What this task involves
Return, word for word, the lines from the line holding "Generate a Python" through the line holding "ax.set_facecolor('white')". Include both end lines and no others.

::::

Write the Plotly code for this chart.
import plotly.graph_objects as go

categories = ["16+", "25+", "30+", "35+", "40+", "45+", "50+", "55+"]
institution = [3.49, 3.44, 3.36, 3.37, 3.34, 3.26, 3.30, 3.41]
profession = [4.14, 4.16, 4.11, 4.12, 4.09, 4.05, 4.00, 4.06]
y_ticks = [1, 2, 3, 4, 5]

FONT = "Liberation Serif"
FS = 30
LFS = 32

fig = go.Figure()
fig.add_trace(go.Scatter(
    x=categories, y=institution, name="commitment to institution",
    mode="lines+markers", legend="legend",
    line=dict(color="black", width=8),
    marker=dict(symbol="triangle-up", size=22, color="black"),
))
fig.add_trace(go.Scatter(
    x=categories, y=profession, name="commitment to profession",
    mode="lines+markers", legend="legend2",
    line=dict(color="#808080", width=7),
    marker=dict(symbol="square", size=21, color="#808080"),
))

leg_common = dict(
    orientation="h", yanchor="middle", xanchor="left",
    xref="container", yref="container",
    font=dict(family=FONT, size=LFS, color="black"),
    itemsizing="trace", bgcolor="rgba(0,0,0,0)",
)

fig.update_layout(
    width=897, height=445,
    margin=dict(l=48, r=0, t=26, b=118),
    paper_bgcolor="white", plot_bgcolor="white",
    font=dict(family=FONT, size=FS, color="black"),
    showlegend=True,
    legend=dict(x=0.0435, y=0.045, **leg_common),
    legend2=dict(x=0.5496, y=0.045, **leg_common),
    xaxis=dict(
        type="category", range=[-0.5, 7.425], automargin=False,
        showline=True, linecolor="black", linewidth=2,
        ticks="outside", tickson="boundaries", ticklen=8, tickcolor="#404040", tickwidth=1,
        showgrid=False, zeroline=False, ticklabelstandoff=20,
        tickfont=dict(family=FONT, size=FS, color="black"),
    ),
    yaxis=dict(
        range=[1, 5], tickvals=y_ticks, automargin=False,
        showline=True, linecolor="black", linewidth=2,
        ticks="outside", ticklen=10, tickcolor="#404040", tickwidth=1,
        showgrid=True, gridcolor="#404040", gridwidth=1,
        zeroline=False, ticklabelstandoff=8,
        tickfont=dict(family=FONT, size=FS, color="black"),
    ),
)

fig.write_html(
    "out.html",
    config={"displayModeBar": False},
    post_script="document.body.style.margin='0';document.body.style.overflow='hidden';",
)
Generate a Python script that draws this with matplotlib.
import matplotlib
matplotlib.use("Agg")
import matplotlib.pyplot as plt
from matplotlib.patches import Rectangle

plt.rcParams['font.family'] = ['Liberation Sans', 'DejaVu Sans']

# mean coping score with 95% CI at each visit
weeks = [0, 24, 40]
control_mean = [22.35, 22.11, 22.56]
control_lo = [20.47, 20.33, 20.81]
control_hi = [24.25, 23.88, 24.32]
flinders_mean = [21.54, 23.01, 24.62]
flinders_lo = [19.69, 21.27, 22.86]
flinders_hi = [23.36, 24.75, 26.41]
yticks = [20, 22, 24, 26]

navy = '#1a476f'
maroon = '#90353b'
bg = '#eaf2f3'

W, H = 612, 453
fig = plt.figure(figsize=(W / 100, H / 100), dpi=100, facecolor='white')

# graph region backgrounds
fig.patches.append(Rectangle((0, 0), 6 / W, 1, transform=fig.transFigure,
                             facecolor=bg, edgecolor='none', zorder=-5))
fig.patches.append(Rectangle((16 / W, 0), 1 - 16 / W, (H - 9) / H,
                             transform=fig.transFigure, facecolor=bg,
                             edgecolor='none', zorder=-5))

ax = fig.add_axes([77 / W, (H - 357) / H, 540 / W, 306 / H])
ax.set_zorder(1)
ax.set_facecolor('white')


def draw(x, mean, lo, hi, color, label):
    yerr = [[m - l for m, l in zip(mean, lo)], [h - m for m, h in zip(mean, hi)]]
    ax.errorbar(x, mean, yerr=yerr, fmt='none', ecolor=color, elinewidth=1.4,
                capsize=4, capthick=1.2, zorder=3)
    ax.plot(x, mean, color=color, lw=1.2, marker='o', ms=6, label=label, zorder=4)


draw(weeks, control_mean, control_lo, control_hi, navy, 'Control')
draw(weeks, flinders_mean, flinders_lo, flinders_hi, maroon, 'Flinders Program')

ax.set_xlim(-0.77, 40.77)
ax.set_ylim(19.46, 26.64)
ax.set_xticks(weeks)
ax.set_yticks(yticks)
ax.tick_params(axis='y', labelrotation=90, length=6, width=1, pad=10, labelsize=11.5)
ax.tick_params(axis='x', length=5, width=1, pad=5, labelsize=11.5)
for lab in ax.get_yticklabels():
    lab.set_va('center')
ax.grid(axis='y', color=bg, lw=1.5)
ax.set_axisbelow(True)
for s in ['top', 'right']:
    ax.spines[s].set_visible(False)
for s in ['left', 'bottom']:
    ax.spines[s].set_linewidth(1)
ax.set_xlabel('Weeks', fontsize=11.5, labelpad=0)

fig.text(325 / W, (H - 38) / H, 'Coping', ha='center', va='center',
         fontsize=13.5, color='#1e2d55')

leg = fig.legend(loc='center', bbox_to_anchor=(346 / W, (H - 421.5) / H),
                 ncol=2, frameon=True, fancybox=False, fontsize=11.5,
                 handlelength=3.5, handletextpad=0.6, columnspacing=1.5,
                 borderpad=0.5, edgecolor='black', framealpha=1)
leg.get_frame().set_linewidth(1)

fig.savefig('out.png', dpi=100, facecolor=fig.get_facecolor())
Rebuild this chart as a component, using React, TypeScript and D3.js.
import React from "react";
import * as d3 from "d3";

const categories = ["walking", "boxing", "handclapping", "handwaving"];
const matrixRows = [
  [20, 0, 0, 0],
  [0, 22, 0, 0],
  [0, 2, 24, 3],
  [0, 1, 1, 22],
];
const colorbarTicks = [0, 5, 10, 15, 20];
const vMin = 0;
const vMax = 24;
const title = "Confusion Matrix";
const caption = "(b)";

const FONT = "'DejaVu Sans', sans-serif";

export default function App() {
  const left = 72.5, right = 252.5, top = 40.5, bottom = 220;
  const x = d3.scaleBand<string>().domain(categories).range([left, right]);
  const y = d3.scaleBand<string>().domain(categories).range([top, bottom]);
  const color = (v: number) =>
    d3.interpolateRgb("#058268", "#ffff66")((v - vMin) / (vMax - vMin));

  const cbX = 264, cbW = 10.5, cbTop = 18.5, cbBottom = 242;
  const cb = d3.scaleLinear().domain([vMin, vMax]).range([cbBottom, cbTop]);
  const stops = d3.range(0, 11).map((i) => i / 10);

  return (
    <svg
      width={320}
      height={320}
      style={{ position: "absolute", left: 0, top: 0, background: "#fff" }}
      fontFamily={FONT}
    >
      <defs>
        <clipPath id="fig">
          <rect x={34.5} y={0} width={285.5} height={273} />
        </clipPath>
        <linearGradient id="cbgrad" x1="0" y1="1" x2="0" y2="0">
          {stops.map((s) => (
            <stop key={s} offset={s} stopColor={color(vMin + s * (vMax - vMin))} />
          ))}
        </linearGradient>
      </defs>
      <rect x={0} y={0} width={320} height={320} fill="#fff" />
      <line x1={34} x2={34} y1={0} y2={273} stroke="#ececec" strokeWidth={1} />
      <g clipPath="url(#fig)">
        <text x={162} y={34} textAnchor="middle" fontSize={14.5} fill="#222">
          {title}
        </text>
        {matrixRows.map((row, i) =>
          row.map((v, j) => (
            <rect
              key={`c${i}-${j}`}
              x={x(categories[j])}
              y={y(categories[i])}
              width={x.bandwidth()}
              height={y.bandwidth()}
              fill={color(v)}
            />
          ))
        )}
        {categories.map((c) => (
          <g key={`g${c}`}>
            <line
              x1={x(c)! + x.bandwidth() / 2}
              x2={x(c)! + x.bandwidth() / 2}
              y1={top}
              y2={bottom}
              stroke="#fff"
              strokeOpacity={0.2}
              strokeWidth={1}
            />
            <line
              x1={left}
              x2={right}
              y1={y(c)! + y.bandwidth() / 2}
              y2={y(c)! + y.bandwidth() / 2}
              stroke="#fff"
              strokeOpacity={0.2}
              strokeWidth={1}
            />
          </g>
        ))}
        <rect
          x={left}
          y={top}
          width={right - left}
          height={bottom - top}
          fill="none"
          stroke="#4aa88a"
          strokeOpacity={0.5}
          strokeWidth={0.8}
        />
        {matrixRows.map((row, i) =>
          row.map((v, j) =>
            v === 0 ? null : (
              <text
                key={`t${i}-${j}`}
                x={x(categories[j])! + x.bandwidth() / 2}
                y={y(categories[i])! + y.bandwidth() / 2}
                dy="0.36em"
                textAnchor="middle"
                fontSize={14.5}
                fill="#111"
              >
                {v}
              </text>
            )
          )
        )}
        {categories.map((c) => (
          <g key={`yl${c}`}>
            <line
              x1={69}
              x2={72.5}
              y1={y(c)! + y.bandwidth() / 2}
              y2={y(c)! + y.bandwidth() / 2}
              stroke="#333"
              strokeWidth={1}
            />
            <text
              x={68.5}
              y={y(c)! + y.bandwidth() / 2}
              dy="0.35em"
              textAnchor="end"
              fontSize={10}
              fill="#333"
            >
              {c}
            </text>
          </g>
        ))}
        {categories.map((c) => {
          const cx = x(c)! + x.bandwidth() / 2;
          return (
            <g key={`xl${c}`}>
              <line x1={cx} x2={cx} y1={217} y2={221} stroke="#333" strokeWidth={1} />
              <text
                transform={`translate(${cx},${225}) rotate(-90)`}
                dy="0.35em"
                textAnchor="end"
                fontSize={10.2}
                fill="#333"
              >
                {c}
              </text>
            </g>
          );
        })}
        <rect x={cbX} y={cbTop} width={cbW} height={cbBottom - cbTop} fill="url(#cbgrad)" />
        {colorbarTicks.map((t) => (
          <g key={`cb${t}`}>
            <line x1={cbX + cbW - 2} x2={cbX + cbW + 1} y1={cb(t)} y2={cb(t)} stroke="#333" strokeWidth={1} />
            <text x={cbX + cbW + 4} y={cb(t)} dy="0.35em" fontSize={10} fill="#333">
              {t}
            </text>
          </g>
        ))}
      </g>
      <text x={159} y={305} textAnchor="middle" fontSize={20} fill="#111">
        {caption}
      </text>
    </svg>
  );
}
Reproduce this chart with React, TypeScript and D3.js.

::::

Written response
Generate a Python script that draws this with matplotlib.
import matplotlib
matplotlib.use("Agg")
import matplotlib.pyplot as plt
from matplotlib.patches import Rectangle

plt.rcParams['font.family'] = ['Liberation Sans', 'DejaVu Sans']

# mean coping score with 95% CI at each visit
weeks = [0, 24, 40]
control_mean = [22.35, 22.11, 22.56]
control_lo = [20.47, 20.33, 20.81]
control_hi = [24.25, 23.88, 24.32]
flinders_mean = [21.54, 23.01, 24.62]
flinders_lo = [19.69, 21.27, 22.86]
flinders_hi = [23.36, 24.75, 26.41]
yticks = [20, 22, 24, 26]

navy = '#1a476f'
maroon = '#90353b'
bg = '#eaf2f3'

W, H = 612, 453
fig = plt.figure(figsize=(W / 100, H / 100), dpi=100, facecolor='white')

# graph region backgrounds
fig.patches.append(Rectangle((0, 0), 6 / W, 1, transform=fig.transFigure,
                             facecolor=bg, edgecolor='none', zorder=-5))
fig.patches.append(Rectangle((16 / W, 0), 1 - 16 / W, (H - 9) / H,
                             transform=fig.transFigure, facecolor=bg,
                             edgecolor='none', zorder=-5))

ax = fig.add_axes([77 / W, (H - 357) / H, 540 / W, 306 / H])
ax.set_zorder(1)
ax.set_facecolor('white')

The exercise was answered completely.